Holding — Nuechterlein, J.
- The U.S. District Court for the Northern District of Indiana held that U.S. Holding's motion to intervene was denied.
Rule
- A party seeking to intervene in a case must timely file its motion and demonstrate that its interests are not adequately represented by existing parties.
Reasoning
- The U.S. District Court reasoned that U.S. Holding did not satisfy the criteria for mandatory intervention because its motion was untimely and would prejudice the existing parties.
- The court noted that U.S. Holding filed its motion nearly two years after the original complaint and after the close of discovery, which could delay the proceedings.
- Additionally, U.S. Holding failed to demonstrate a personal interest in the case apart from representing Healthcare's interests, which were already adequately represented by Healthcare itself.
- The court indicated that U.S. Holding's interests were identical to those of Healthcare, and there was no indication that Healthcare could not assert its rights independently.
- Furthermore, the court found that allowing U.S. Holding to intervene would likely require reopening discovery and extending deadlines, which would further disrupt the litigation.
- As a result, the court concluded that U.S. Holding did not meet the requirements for either mandatory or permissive intervention.
Deep Dive: How the Court Reached Its Decision
Timeliness of the Motion
The court first addressed the issue of timeliness regarding U.S. Holding's motion to intervene. It noted that the motion was filed nearly two years after the original complaint was initiated and significantly after the close of discovery, which had occurred on April 11, 2008. The court highlighted that U.S. Holding filed its motion just a week before the deadline for filing dispositive motions, indicating that the timing was problematic. The court explained that the purpose of the timeliness requirement is to prevent late intervention from disrupting the proceedings, which could lead to delays and prejudice the original parties involved. Given these circumstances, the court determined that allowing U.S. Holding to intervene would likely create undue delays in the case, compromising the goal of a prompt resolution as mandated by the Federal Rules of Civil Procedure.
Interest Relating to the Subject Matter
The court then examined whether U.S. Holding had a sufficient interest in the subject matter of the action. While U.S. Holding claimed its intervention was solely to assert the interests of Healthcare Services Group, which was already a party in the litigation, the court found this assertion insufficient. U.S. Holding did not demonstrate any unique interest of its own aside from Healthcare's interests, which were already adequately represented by Healthcare itself. The court noted that U.S. Holding's failure to articulate a personal stake in the litigation diminished the credibility of its claim for mandatory intervention. Additionally, the court pointed out that the interests U.S. Holding sought to assert were identical to those of Healthcare, further complicating the justification for its intervention.
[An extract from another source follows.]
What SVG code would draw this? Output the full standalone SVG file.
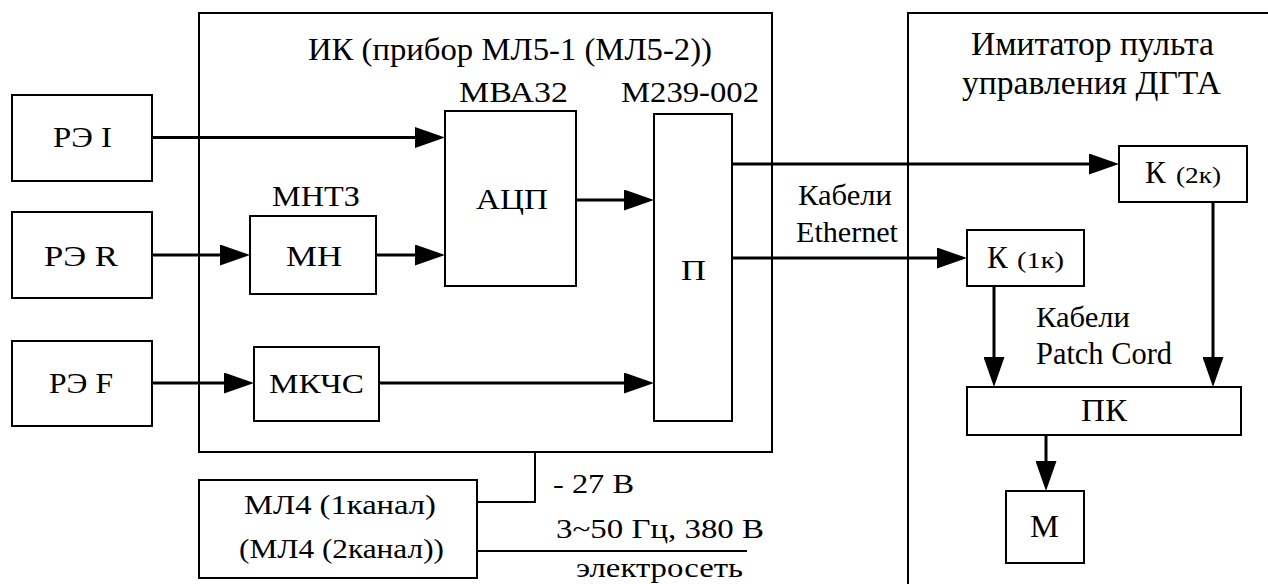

Adequate Representation of Interests
Next, the court analyzed whether U.S. Holding's interests were adequately represented by the existing parties in the case. It observed that Healthcare was already an intervenor and had been actively participating in the litigation, which meant that its interests were being represented. The court expressed skepticism towards U.S. Holding's claim that it needed to intervene for Healthcare, especially since there was no indication that Healthcare would not be able to assert its rights on its own. Furthermore, the court noted that the assignment agreement between Healthcare and U.S. Holding allowed Healthcare to terminate the agreement with minimal notice, reinforcing that Healthcare retained control over its rights. Thus, the court concluded that U.S. Holding could not demonstrate that its interests were inadequately represented.
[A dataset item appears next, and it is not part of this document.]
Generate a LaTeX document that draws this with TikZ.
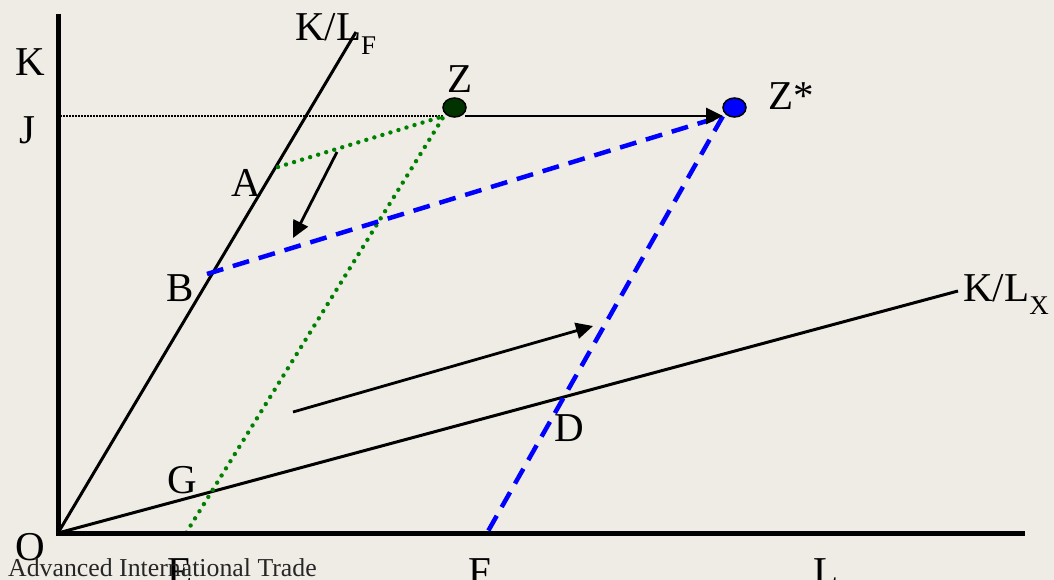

Permissive Intervention Considerations
In discussing permissive intervention, the court reiterated its broad discretion in determining whether to allow such intervention based on common issues of law or fact and the potential for undue delay. The court noted that U.S. Holding's motion was filed at a late stage in the litigation, which had already seen the completion of discovery and the filing of cross motions for summary judgment. Allowing U.S. Holding to intervene at this late juncture would likely require reopening discovery, extending deadlines, and further complicating the ongoing proceedings. The court highlighted that Lock Realty had argued that it would require time to adequately dispute the claims made by U.S. Holding, which would further delay the resolution of the case. Given these factors, the court determined that permissive intervention would not be appropriate.
Conclusion on Intervention
Ultimately, the court concluded that U.S. Holding did not satisfy the criteria for either mandatory or permissive intervention. The untimeliness of U.S. Holding's motion, coupled with the lack of a personal interest distinct from Healthcare’s interests, led the court to deny the motion. Furthermore, the court found that intervention would likely prejudice the existing parties and disrupt the litigation process. As a result, U.S. Holding's motion to intervene was denied, along with its motion to compel and Lock Realty's motion to strike, which were rendered moot by the court's decision. This comprehensive analysis reinforced the court's commitment to maintaining the integrity and efficiency of the judicial process.